FAIRFAX CTY. REDEV. AUTHORITY v. HURST ASSOC
Supreme Court of Virginia (1986)
Facts
- The Fairfax County Redevelopment and Housing Authority (the Authority) contracted with Hurst and Associates Consulting Engineers, Inc. (Hurst Inc.) to prepare plans for replacing air-conditioning units in an apartment complex.
- The units specified by Hurst Inc. were found to be too large for the mechanical rooms, halting installation efforts.
- While work ceased, the Authority incurred costs to repair existing units and later constructed a storage area for the unusable new units.
- After a jury found in favor of the Authority for $35,000 in damages due to the breach of contract by Hurst Inc., the trial court excluded evidence related to the repair and storage expenses, ruling they were consequential damages not contemplated by the parties at the contract's inception.
- The Authority then appealed this decision.
- The case was heard by the Supreme Court of Virginia, which addressed the trial court's exclusion of evidence related to these expenses.
Issue
- The issue was whether the trial court erred in ruling that the expenses for repairing the old air-conditioning units and constructing a storage area were not within the contemplation of the parties at the time they entered into the contract.
Holding — Carrico, C.J.
- The Supreme Court of Virginia held that the trial court erred in excluding the evidence concerning the repair and storage expenses, as there was sufficient evidence to raise a jury issue regarding whether these damages were within the contemplation of the parties at the time of contracting.
Rule
- Consequential damages are recoverable if they were foreseeable and within the contemplation of the parties at the time they entered into the contract.
Reasoning
- The court reasoned that consequential damages are compensable if they were within the contemplation of the parties when the contract was formed.
- It noted that whether damages are considered consequential is a legal question for the court, but whether the damages were foreseeable to the parties is typically a factual question for the jury.
- The court found that Hurst Inc. should have been aware that specifying incorrect units could lead to repair costs and the need for storage, given the prior history and involvement in the project.
- The court emphasized that Hurst Inc.'s president was familiar with the project and should have understood the potential consequences of his specifications.
- Thus, the court concluded that the trial court had improperly taken this factual question away from the jury.
Deep Dive: How the Court Reached Its Decision
Court's Understanding of Consequential Damages
The court recognized that consequential damages, which arise as a secondary result of a breach of contract, are compensable if they were within the contemplation of the parties at the time they entered into the contract.
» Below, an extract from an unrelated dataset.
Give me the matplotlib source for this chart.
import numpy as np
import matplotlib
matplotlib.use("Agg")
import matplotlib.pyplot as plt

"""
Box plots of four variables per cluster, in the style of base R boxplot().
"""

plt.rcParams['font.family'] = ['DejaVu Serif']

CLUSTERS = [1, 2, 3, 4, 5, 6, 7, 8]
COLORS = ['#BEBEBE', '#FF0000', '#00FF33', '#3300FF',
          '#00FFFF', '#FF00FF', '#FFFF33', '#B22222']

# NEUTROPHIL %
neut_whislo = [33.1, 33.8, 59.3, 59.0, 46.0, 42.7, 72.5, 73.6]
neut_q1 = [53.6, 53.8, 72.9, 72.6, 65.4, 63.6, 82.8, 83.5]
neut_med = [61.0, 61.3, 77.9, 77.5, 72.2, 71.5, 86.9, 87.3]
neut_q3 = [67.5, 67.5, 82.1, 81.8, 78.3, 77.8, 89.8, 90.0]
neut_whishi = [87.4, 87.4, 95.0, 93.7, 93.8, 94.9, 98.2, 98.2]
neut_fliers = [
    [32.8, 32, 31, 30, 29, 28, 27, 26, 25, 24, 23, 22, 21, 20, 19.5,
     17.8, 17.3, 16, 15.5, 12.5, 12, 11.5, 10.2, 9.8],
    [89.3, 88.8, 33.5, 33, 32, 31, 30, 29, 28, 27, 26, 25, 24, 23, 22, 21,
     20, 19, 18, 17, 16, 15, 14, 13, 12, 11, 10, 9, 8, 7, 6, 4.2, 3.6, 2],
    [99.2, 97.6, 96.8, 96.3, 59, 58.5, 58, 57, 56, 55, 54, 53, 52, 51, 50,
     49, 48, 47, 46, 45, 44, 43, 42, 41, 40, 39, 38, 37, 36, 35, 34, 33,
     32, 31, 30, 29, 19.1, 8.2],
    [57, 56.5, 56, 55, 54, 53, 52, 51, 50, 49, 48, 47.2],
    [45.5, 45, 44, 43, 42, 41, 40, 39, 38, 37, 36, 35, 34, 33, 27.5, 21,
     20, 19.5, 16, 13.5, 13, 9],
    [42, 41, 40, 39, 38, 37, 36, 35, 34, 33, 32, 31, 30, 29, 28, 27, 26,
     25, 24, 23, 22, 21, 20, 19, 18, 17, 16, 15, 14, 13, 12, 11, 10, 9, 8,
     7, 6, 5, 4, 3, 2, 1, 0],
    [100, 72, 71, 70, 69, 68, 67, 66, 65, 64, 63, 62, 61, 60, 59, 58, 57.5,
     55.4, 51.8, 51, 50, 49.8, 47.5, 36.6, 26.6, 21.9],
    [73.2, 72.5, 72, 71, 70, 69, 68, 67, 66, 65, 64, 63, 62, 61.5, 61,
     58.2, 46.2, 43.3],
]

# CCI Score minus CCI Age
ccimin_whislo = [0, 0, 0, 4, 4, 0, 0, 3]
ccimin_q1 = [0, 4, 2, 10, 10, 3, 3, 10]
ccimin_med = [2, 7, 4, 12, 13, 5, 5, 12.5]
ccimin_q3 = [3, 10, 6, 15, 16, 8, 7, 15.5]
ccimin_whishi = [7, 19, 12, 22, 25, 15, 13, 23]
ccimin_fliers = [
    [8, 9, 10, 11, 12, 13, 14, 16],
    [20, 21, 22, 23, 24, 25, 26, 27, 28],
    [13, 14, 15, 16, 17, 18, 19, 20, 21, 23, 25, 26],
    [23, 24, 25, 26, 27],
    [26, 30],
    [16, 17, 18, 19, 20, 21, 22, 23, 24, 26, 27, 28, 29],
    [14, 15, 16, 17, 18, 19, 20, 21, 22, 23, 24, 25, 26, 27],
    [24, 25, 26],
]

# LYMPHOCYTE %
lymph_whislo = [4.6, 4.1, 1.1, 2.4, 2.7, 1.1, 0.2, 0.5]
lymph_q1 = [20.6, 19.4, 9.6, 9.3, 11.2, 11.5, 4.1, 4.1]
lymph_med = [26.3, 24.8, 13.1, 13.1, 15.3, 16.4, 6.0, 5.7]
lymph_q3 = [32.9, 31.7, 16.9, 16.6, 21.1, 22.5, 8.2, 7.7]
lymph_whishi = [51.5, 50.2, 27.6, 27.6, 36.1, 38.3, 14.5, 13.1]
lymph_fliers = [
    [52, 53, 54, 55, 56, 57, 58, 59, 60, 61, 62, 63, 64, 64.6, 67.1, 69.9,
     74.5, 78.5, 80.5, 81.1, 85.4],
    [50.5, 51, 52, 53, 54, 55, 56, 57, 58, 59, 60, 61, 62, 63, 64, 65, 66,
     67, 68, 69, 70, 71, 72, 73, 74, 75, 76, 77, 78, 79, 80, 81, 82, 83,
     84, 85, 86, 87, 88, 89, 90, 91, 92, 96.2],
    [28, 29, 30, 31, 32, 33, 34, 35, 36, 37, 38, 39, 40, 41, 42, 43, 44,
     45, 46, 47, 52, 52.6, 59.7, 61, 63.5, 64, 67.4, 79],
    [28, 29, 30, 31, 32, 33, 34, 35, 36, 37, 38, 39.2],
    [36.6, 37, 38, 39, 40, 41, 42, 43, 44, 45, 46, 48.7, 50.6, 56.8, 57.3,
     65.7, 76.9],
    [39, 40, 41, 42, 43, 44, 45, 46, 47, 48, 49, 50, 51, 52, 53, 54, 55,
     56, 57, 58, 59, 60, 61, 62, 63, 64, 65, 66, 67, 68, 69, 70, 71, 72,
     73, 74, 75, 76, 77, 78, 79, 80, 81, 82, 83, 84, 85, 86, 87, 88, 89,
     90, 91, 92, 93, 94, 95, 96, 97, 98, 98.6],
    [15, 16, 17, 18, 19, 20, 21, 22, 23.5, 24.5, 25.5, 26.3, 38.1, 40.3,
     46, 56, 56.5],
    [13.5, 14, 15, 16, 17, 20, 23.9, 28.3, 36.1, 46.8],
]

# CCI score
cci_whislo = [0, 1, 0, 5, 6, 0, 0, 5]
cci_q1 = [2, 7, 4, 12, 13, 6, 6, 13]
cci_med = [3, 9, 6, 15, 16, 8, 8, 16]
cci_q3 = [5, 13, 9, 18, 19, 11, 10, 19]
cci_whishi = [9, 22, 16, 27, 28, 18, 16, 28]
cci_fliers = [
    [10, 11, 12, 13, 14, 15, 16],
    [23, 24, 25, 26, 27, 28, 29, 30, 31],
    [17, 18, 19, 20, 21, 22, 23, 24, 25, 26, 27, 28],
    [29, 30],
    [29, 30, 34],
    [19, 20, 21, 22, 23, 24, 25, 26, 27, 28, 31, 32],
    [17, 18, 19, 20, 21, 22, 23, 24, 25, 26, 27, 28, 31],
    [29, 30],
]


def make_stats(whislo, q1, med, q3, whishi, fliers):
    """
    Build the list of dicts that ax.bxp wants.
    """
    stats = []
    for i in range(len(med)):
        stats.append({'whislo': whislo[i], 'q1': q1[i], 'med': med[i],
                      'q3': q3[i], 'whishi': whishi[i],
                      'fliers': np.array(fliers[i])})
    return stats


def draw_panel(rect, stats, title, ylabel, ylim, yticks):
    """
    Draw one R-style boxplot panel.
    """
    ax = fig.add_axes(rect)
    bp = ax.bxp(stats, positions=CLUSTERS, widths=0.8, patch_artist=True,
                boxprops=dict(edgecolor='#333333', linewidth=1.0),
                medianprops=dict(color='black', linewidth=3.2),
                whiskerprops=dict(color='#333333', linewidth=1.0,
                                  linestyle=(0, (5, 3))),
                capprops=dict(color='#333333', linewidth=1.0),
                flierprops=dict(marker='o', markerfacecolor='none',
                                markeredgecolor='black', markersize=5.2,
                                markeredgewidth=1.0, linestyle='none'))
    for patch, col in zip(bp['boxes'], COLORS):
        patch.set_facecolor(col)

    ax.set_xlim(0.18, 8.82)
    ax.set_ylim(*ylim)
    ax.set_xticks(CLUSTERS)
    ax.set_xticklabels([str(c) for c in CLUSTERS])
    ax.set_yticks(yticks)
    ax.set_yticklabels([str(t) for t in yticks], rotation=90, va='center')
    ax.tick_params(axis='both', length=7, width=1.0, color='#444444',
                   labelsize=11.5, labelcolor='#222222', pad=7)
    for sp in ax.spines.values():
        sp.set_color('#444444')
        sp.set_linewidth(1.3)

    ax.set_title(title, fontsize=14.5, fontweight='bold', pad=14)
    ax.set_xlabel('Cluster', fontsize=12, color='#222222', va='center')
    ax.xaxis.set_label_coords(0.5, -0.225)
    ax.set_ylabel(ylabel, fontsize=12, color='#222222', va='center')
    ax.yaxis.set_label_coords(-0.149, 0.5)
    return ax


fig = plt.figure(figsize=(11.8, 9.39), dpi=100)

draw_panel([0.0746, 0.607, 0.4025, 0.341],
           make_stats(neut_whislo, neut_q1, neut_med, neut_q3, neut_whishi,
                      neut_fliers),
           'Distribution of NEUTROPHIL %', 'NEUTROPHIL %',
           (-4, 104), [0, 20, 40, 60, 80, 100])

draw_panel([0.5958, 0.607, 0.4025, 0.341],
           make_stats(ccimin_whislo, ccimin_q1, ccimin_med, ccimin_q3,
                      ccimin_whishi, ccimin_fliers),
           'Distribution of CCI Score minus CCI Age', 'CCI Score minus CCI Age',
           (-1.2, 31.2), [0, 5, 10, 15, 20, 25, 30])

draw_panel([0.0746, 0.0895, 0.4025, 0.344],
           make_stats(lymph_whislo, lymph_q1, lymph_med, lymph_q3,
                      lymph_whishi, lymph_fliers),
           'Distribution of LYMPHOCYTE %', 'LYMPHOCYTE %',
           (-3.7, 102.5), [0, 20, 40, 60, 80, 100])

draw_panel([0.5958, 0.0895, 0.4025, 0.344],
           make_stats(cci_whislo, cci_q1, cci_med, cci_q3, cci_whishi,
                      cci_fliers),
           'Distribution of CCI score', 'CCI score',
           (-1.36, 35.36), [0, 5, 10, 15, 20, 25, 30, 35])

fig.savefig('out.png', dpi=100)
It emphasized that the determination of whether specific damages constitute consequential damages is a legal question for the court, while the consideration of whether those damages were foreseeable or within the parties' contemplation generally remains a factual question for the jury. This distinction is important, as it allows juries to evaluate the context and specifics of contractual relationships and the expectations of the parties involved.
The Importance of the Parties' Contemplation
The court highlighted that it is essential to assess the intent and understanding of the parties at the time the contract was made. In this case, the court found that Hurst Inc., as a professional engineering firm, should have been well aware that specifying the incorrect sizes of air-conditioning units could lead to additional costs, including repair expenses for the existing units and the need for storage of the unusable new units. Given the history of Hurst Inc.'s involvement with the project and its president's prior familiarity with the mechanical rooms and operational issues, the court reasoned that a reasonable person in Hurst’s position would foresee the potential for such damages resulting from a breach of contract.
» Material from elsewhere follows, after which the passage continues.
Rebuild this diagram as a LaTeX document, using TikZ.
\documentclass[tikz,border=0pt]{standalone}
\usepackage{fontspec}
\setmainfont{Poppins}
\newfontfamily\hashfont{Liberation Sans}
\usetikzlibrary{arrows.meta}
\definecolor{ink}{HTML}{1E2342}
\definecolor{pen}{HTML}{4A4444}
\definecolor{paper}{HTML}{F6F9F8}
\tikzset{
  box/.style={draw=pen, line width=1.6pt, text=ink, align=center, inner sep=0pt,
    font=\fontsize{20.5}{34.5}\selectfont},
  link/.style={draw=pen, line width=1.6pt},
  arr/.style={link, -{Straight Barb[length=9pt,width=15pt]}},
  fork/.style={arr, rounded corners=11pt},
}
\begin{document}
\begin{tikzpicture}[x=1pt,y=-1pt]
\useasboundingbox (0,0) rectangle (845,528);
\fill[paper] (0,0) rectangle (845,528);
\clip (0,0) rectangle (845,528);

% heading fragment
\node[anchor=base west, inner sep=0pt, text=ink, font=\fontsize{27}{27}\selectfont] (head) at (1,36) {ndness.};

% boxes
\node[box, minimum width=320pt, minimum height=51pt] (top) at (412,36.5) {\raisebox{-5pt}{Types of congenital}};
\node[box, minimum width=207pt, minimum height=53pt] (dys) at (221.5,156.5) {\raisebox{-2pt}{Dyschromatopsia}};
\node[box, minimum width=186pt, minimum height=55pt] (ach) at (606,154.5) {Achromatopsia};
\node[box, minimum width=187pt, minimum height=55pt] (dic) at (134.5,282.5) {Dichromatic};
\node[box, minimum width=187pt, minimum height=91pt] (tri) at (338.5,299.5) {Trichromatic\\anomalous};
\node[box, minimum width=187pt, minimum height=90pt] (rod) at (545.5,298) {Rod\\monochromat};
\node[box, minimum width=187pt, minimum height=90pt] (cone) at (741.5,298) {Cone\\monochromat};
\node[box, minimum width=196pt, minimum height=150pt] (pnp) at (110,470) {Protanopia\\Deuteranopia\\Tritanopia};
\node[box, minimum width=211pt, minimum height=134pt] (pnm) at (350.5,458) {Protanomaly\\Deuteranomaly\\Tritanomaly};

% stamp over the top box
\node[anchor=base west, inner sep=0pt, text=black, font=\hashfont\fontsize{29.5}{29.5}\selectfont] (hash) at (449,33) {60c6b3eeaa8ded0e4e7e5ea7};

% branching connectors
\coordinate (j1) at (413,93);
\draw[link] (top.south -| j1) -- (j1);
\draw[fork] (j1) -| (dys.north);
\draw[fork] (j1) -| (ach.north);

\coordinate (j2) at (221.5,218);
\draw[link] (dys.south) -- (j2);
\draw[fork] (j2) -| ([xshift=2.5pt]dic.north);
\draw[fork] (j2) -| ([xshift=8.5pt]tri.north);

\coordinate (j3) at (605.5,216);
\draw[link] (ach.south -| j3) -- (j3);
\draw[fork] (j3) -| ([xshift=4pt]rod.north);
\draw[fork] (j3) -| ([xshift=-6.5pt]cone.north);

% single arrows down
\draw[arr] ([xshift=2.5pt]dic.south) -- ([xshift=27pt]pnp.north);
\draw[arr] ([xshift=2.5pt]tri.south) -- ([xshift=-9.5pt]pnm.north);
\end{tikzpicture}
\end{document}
Trial Court's Error in Excluding Evidence
The court concluded that the trial court had erred by ruling as a matter of law that the repair and storage expenses were not within the contemplation of the parties. By excluding this evidence, the trial court effectively took a question that should have been decided by a jury out of their hands, thereby infringing on the jury's role in determining the factual issues surrounding the case. The Supreme Court emphasized that the jury should have been allowed to consider the evidence regarding these consequential damages, as sufficient evidence existed to create a factual question about whether the parties contemplated such damages when entering into the contract.
Clyde Hurst's Knowledge and Responsibilities
The court also pointed to the specific knowledge and responsibilities of Clyde G. Hurst, the president of Hurst Inc., who had authored the prior report regarding the air-conditioning units. His familiarity with the project's specifics and the issues faced by the Authority indicated that he should have understood the consequences of specifying air-conditioning units that could not be installed properly. The court inferred that his prior engagement with the Authority's air-conditioning problems provided him with insights into the potential for additional costs related to repairs and storage, reinforcing the argument that these damages were foreseeable.
Conclusion and Implications for Retrial
In reversing the trial court's judgment, the Supreme Court determined that the case should be remanded for a new trial focused specifically on whether the Authority was entitled to recover the repair and storage expenses. The retrial would allow for the jury to consider not only the original contemplation of the parties but also the reasonableness of the repair costs, the length of time the Authority waited to dispose of the unused units, and other relevant factual considerations. This decision underscored the importance of allowing juries to resolve factual disputes regarding damages in breach of contract cases, particularly when the parties' intentions and the foreseeability of damages are at stake.